Ambang batas parlemen sebesar 4 persen saat ini pun dirasa sudah cukup besar bagi Perindo. Dengan bertahan pada ambang batas parlemen saat ini, Rofiq menilai upaya itu berpotensi membuat konsolidasi demokrasi bisa berjalan dengan baik.
Kepala Pusat Penerangan Kemendagri, Bahtiar, menjelaskan, pertemuan dengan 7 perwakilan parpol tidak secara spesifik membahas rancangan UU Pemilu. Dialog antara elite parpol dan Tito itu lebih dalam rangka bertukar pikiran tentang bagaimana cara mengelola politik dalam negeri.
Tidak efektif
Dihubungi secara terpisah, Ketua Konstitusi dan Demokrasi (Kode) Inisiatif Veri Junaidi berpendapat, usulan kenaikan ambang batas parlemen harus jelas bertujuan untuk apa. Jika selama ini tujuan menaikkan ambang batas parlemen adalah untuk penyederhanaan parpol, Veri menilai kenaikan ambang batas parlemen tidak terlalu efektif.
“Menurut saya itu tidak perlu dan tidak ada urgensinya,” katanya.
Veri juga melihat upaya Tito mengundang elite-elite parpol pada bulan Januari 2020 ini tidak lepas dari rencana pemerintah merevisi Undang-undang (UU) Pemilu. Seperti diketahui, UU Pemilu masuk dalam program legislasi nasional (Prolegnas) 2020-2024.
“Kemendagri sedang belanja isu-isu krusial dalam rencana revisi UU Pemilu. Oleh sebab itu, memang harus banyak menegarkan pihak-pihak yang berkepentingan,” ujar Veri.
Hanya saja, Veri menilai Kemendagri seharusnya tidak hanya mendegarkan masukan dari parpol, tetapi juga dari pemangku kepentingan lain, seperti tokoh masyarakat, akademisi, dan lembaga swadaya masyarakat. Masukan dan saran dari unsur-unsur selain parpol itu bakal membuat masukan kepada pemerintah lebih komprehensif.
Wacana kenaikan ambang batas parlemen itu sebelumnya digulirkan oleh sejumlah fraksi di DPR. Ambang batas parlemen hendak dinaikkan dari 4 persen menjadi 5 persen dengan tujuan menyederhanakan jumlah parpol yang ada di parlemen.

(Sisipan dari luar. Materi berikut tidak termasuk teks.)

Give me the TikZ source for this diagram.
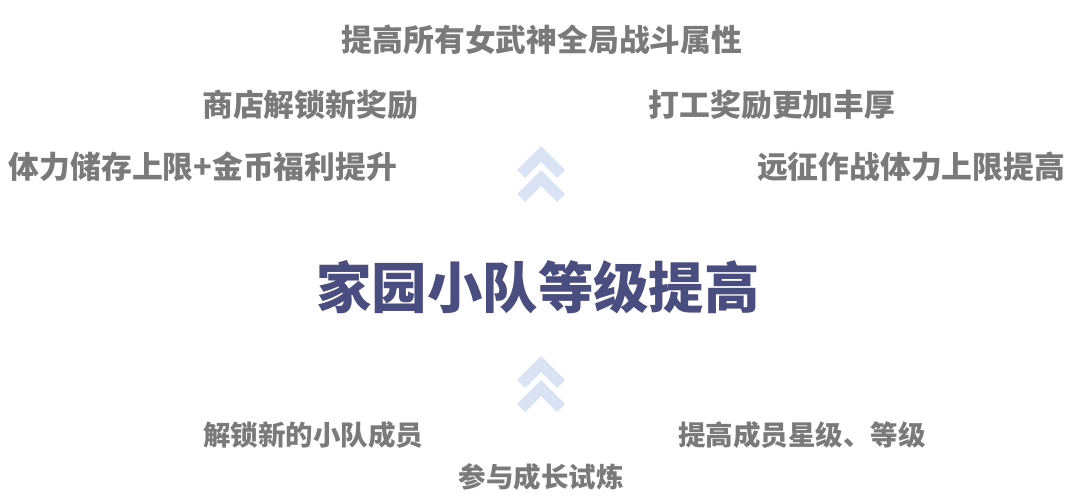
\documentclass[tikz,border=0pt]{standalone}
\usepackage{fontspec}
\newfontfamily\cjk{Noto Sans CJK SC}
\usetikzlibrary{shapes.geometric}
\definecolor{perkgray}{HTML}{7A7A7A}
\definecolor{titleblue}{HTML}{4A4D7F}
\definecolor{chevblue}{HTML}{DAE3F3}
\tikzstyle{perk} = [inner sep=0pt, text=perkgray, font=\cjk\bfseries\fontsize{30.8}{34}\selectfont]
\tikzstyle{task} = [inner sep=0pt, text=perkgray, font=\cjk\bfseries\fontsize{27.5}{31}\selectfont]
\tikzstyle{title} = [inner sep=0pt, text=titleblue, font=\cjk\bfseries\fontsize{55.4}{60}\selectfont]
\tikzstyle{chevron} = [fill=chevblue, draw=none]
\begin{document}
\begin{tikzpicture}[x=1pt, y=-1pt]
    \useasboundingbox (0,0) rectangle (1080,498);
    % rewards
    \node [perk] at (542,40) (allbuff) {提高所有女武神全局战斗属性};
    \node [perk] at (310,105) (shop) {商店解锁新奖励};
    \node [perk] at (772,105) (work) {打工奖励更加丰厚};
    \node [perk] at (203,167) (stamina) {体力储存上限+金币福利提升};
    \node [perk] at (911,167) (expedition) {远征作战体力上限提高};
    % level up
    \node [title] at (538,287) (teamlevel) {家园小队等级提高};
    % requirements
    \node [task] at (313,435) (unlock) {解锁新的小队成员};
    \node [task] at (802,435) (star) {提高成员星级、等级};
    \node [task] at (541,477) (trial) {参与成长试炼};
    % chevrons
    \foreach \y in {146,170,356,380}
        \fill [chevron] (541,\y) -- (565,\y+24) -- (557,\y+32) -- (541,\y+16) -- (525,\y+32) -- (517,\y+24) -- cycle;
\end{tikzpicture}
\end{document}
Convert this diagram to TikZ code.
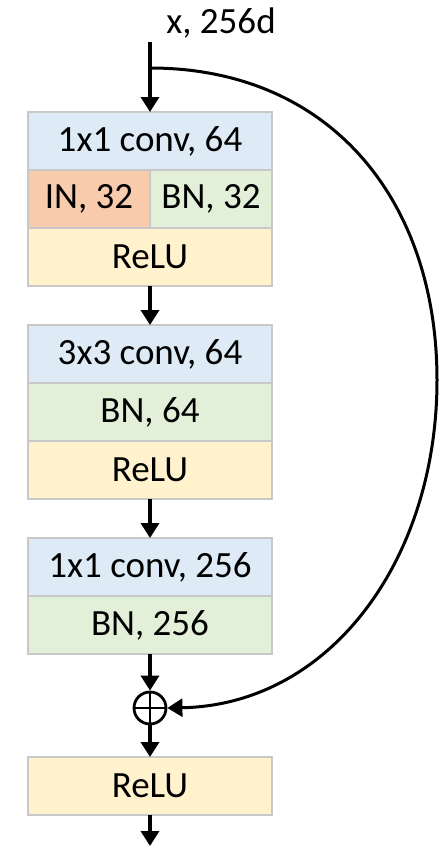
\documentclass[tikz,border=0pt]{standalone}
\usepackage{fontspec}
\setmainfont{Carlito}
\usetikzlibrary{arrows.meta}
\definecolor{convblue}{HTML}{DEEBF7}
\definecolor{inorange}{HTML}{F8CBAD}
\definecolor{bngreen}{HTML}{E2F0D9}
\definecolor{reluyellow}{HTML}{FFF2CC}
\definecolor{boxgray}{HTML}{C8C8C8}
\tikzset{
  layer/.style={draw=boxgray, line width=2.5pt, minimum width=244pt, minimum height=58pt,
    inner sep=0pt, outer sep=0pt, font=\fontsize{37}{42}\selectfont, text=black},
  half/.style={layer, minimum width=122pt},
  conv/.style={layer, fill=convblue},
  bn/.style={layer, fill=bngreen},
  relu/.style={layer, fill=reluyellow},
  flow/.style={line width=3.5pt, -{Triangle[length=15pt,width=18pt]}},
  skip/.style={line width=3pt, -{Triangle[length=15pt,width=18pt]}},
  addop/.style={circle, draw, line width=2.8pt, minimum size=32pt, inner sep=0pt,
    path picture={\draw[line width=2.8pt] (path picture bounding box.north) -- (path picture bounding box.south)
      (path picture bounding box.west) -- (path picture bounding box.east);}},
  lbl/.style={font=\fontsize{37}{42}\selectfont, text=black}
}
\begin{document}
\begin{tikzpicture}[x=1pt, y=-1pt]
\useasboundingbox (0,0) rectangle (439,846);
\node[lbl] (xin) at (221,23) {x, 256d};
\coordinate (top) at (150,42);
\coordinate (split) at (150,68);
% block 1
\node[conv] (c1) at (150,141) {1x1 conv, 64};
\node[half, fill=inorange, anchor=north west] (in1) at (28,170) {IN, 32};
\node[half, fill=bngreen, anchor=north east] (bn1) at (272,170) {BN, 32};
\node[relu] (r1) at (150,257) {ReLU};
% block 2
\node[conv] (c2) at (150,354) {3x3 conv, 64};
\node[bn] (b2) at (150,412) {BN, 64};
\node[relu] (r2) at (150,470) {ReLU};
% block 3
\node[conv] (c3) at (150,567) {1x1 conv, 256};
\node[bn] (b3) at (150,625) {BN, 256};
% add
\node[addop] (add) at (150,708) {};
\node[relu] (r3) at (150,786) {ReLU};
\coordinate (out) at (150,846);
% connectors
\draw[flow] (top) -- (c1.north);
\draw[flow] (r1.south) -- (c2.north);
\draw[flow] (r2.south) -- (c3.north);
\draw[flow] (b3.south) -- (add.north);
\draw[flow] (add.south) -- (r3.north);
\draw[flow] (r3.south) -- (out);
\draw[skip] (split) .. controls (330,68) and (437,200) .. (437,380)
  .. controls (437,560) and (330,705) .. (add.east);
\end{tikzpicture}
\end{document}
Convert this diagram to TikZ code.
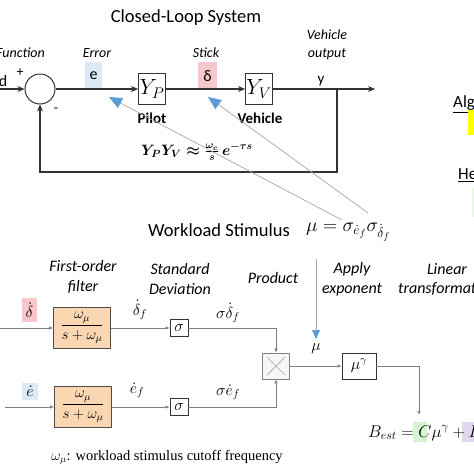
\RequirePackage{fix-cm}
\documentclass[tikz,border=0pt]{standalone}
\usepackage{amsmath}
\usepackage{amssymb}
\usepackage{fontspec}
\setmainfont{Carlito}
\newfontfamily\timesfont{Liberation Serif}
\usepackage{tikz}
\usetikzlibrary{shapes,positioning,calc}
\usetikzlibrary{arrows.meta}
\definecolor{azzurro}{HTML}{DCE9F8}
\definecolor{rosa}{HTML}{F7C8CB}
\definecolor{pesca}{HTML}{FBD6B3}
\definecolor{blufreccia}{HTML}{5B9BD5}
\definecolor{grigio}{HTML}{7F7F7F}
\definecolor{grigiochiaro}{HTML}{A6A6A6}
\definecolor{verdino}{HTML}{D4F5D0}
\definecolor{lilla}{HTML}{E2D6EC}
\definecolor{giallo}{HTML}{FFFF00}
\definecolor{verdepallido}{HTML}{E8F7E4}
\tikzstyle{blocco} = [rectangle, draw=black!80, line width=0.8pt,
minimum width=27pt, minimum height=31pt, inner sep=1pt, font=\fontsize{22}{24}\selectfont]
\tikzstyle{somma} = [circle, draw=black!80, line width=1pt, minimum size=30pt, inner sep=0pt]
\tikzstyle{freccia} = [line width=1.2pt, draw=black!80, -{Stealth[length=7pt,width=6pt]}]
\tikzstyle{linea} = [line width=1.2pt, draw=black!80]
\tikzstyle{puntatore} = [draw=grigiochiaro, line width=0.7pt, -{Triangle[length=13pt,width=11pt,color=blufreccia]}]
\tikzstyle{puntatorino} = [draw=grigiochiaro, line width=0.7pt, -{Triangle[length=9pt,width=8pt,color=blufreccia]}]
\tikzstyle{etichetta} = [font=\fontsize{14}{18}\selectfont\itshape, align=center, inner sep=0pt]
\tikzstyle{titolo} = [font=\fontsize{16}{20}\selectfont\itshape, align=center, inner sep=0pt]
\tikzstyle{grassetto} = [font=\fontsize{15}{17}\selectfont\bfseries, inner sep=0pt]
\tikzstyle{evidenza} = [rectangle, inner sep=0pt, minimum width=17pt, minimum height=28pt, font=\fontsize{16}{18}\selectfont]
\tikzstyle{filtro} = [rectangle, draw=black!70, fill=pesca, line width=0.8pt,
minimum width=57pt, minimum height=41pt, inner sep=1pt, font=\fontsize{15}{17}\selectfont]
\tikzstyle{scatola} = [rectangle, draw=black!80, line width=0.8pt,
minimum width=18pt, minimum height=17pt, inner sep=1pt, font=\fontsize{16}{18}\selectfont]
\tikzstyle{prodotto} = [rectangle, draw=grigio, fill=black!3, line width=0.8pt, minimum width=27pt, minimum height=26pt,
path picture={\draw[grigiochiaro, line width=0.7pt]
($(path picture bounding box.south west)+(4.5pt,4pt)$) -- ($(path picture bounding box.north east)+(-4.5pt,-4pt)$)
($(path picture bounding box.north west)+(4.5pt,-4pt)$) -- ($(path picture bounding box.south east)+(-4.5pt,4pt)$);}]
\tikzstyle{grigia} = [draw=grigio, line width=0.7pt, -{Latex[length=4pt,width=3.5pt]}]
\tikzstyle{mate} = [font=\fontsize{16}{18}\selectfont, inner sep=0pt]

\begin{document}
\begin{tikzpicture}[x=1pt,y=-1pt]
	\useasboundingbox (0,0) rectangle (474,474);
	\clip (0,0) rectangle (474,474);
	% anello chiuso
	\node (tit) at (186,18) [font=\fontsize{18.5}{20}\selectfont] {Closed-Loop System};
	\node (fun) at (45,53) [etichetta, anchor=east] {Function};
	\node (err) at (97,53) [etichetta] {Error};
	\node (sti) at (206,53) [etichetta] {Stick};
	\node (vout) at (327,45) [etichetta] {Vehicle\\output};
	\node (he) at (93.5,76) [evidenza, fill=azzurro] {e};
	\node (hd) at (207.5,76) [evidenza, fill=rosa, minimum width=19pt] {δ};
	\node (din) at (7.5,81) [anchor=east, inner sep=0pt, font=\fontsize{16}{18}\selectfont] {d};
	\node (piu) at (20,73) [inner sep=0pt, font=\fontsize{14}{16}\selectfont] {+};
	\node (meno) at (56,110) [inner sep=0pt, font=\fontsize{14}{16}\selectfont] {-};
	\node (yl) at (321,81) [inner sep=0pt, font=\fontsize{15}{17}\selectfont] {y};
	\node (sum) at (40,89) [somma] {};
	\node (yp) at (152,89) [blocco] {$Y_P$};
	\node (yv) at (259,89) [blocco] {$Y_V$};
	\node (pil) at (152,118) [grassetto] {Pilot};
	\node (veh) at (260,118) [grassetto] {Vehicle};
	\node (fdt) at (197,152) [font=\fontsize{15}{17}\selectfont\boldmath] {$Y_P Y_V \approx \frac{\omega_c}{s}\, e^{-\tau s}$};
	\coordinate (dst) at (0,89);
	\coordinate (tap) at (337,89);
	\coordinate (yout) at (375,89);
	\coordinate (fbl) at (40,172);
	\draw[freccia] (dst) -- (sum);
	\draw[freccia] (sum) -- (yp);
	\draw[freccia] (yp) -- (yv);
	\draw[freccia] (yv) -- (yout);
	\draw[freccia] (tap) |- (fbl) -- (sum);
	% lato destro
	\node (alg) at (453,107) [anchor=base west, inner sep=0pt, font=\fontsize{17}{19}\selectfont] {\underline{Alg}};
	\fill[giallo] (468,110) rectangle (474,135);
	\node (hea) at (458,179) [anchor=base west, inner sep=0pt, font=\fontsize{17}{19}\selectfont] {\underline{He}};
	\fill[verdepallido] (472,188) rectangle (474,217);
	% stimolo
	\node (wls) at (219,230) [font=\fontsize{18.5}{20}\selectfont] {Workload Stimulus};
	\node (mueq) at (306,232) [anchor=west, inner sep=0pt, font=\fontsize{19.5}{21}\selectfont] {$\mu = \sigma_{\dot{e}_f}\sigma_{\dot{\delta}_f}$};
	\coordinate (pe0) at (342,220);
	\coordinate (pe1) at (109,97);
	\coordinate (pd0) at (368,213);
	\coordinate (pd1) at (208,97);
	\draw[puntatore] (pe0) -- (pe1);
	\draw[puntatore] (pd0) -- (pd1);
	% stima del carico
	\node (tfo) at (83,277) [titolo] {First-order\\filter};
	\node (tsd) at (180,279) [titolo] {Standard\\Deviation};
	\node (tpr) at (273,278) [titolo] {Product};
	\node (tae) at (352,279) [titolo] {Apply\\exponent};
	\node (tli) at (447,269) [titolo] {Linear};
	\node (ttr) at (398,289) [titolo, anchor=west] {transformat};
	\node (hdd) at (29.5,310) [evidenza, fill=rosa, minimum width=15pt, minimum height=24pt] {$\dot{\delta}$};
	\node (hed) at (30,391.5) [evidenza, fill=azzurro, minimum width=16pt, minimum height=17pt] {$\dot{e}$};
	\node (f1) at (82,328) [filtro] {$\dfrac{\omega_\mu}{s+\omega_\mu}$};
	\node (f2) at (83,407) [filtro] {$\dfrac{\omega_\mu}{s+\omega_\mu}$};
	\node (s1) at (179,328) [scatola] {$\sigma$};
	\node (s2) at (179,407) [scatola] {$\sigma$};
	\node (px) at (276,366) [prodotto] {};
	\node (mg) at (359,366) [scatola, minimum width=34pt, minimum height=26pt] {$\mu^\gamma$};
	\node (ldf) at (140,310) [mate] {$\dot{\delta}_f$};
	\node (lef) at (137,390) [mate] {$\dot{e}_f$};
	\node (lsd) at (228,313) [mate] {$\sigma\dot{\delta}_f$};
	\node (lse) at (228,392) [mate] {$\sigma\dot{e}_f$};
	\node (lmu) at (316,349) [mate] {$\mu$};
	\coordinate (in1) at (0,328);
	\coordinate (in2) at (5,407);
	\coordinate (bhit) at (419,415);
	\coordinate (pm0) at (316,259);
	\coordinate (pm1) at (316,339);
	\draw[grigia] (in1) -- (f1);
	\draw[grigia] (in2) -- (f2);
	\draw[grigia] (f1) -- (s1);
	\draw[grigia] (f2) -- (s2);
	\draw[grigia] (s1) -| (px);
	\draw[grigia] (s2) -| (px);
	\draw[grigia] (px) -- (mg);
	\draw[grigia] (mg) -| (bhit);
	\draw[puntatorino] (pm0) -- (pm1);
	\fill[verdino] (413,422) rectangle (427,442);
	\fill[lilla] (462,422) rectangle (478,442);
	\node (best) at (368,437) [anchor=base west, inner sep=0pt, font=\fontsize{17}{19}\selectfont] {$B_{est} = C\mu^{\gamma} + D$};
	\node (nota) at (167,457) [font=\fontsize{14.5}{16}\selectfont\timesfont] {$\omega_\mu$: workload stimulus cutoff frequency};
\end{tikzpicture}
\end{document}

Anggota Komisi II DPR dari Fraksi PDI-P, Djarot Saiful Hidayat, mengatakan, Fraksi PDI-P mengusulkan wacana kenaikan ambang batas parlemen menjadi 5 persen demi meningkatkan kualitas demokrasi dan pemilu berbiaya murah. Jumlah parpol di parlemen akan semakin sedikit dengan kenaikan ambang batas yang pada pileg sebelumnya 4 persen.
”Kami ingin menyederhanakan jumlah parpol. Jadi, nantinya akan terkristalisasi bahwa di parlemen akan terdiri dari beberapa parpol saja. Saya bisa bayangkan, kemungkinan hanya ada delapan parpol yang ikut serta dalam pileg berikutnya,” ujarnya.
Menurut Djarot, selama ini, banyak parpol yang tidak lolos ambang batas parlemen juga selalu ikut menjadi peserta pemilu sehingga membuat biaya politik semakin membengkak.
Anggota Komisi II DPR dari Fraksi PKS, Mardani Ali Sera, mengatakan, Fraksi PKS setuju dengan wacana kenaikan ambang batas parlemen. PKS bahkan siap jika ambang batas parlemen dinaikan menjadi 7 persen.
”Menurut saya, kenaikan ambang batas parlemen itu baik untuk konsolidasi sistem demokrasi. Fraksi PKS bahkan sudah mengajukan usulan revisi undang-undang khusus untuk konsolidasi demokrasi. Seperti revisi UU Pemilu, revisi UU Pilkada, dan revisi UU Parpol,” ujarnya.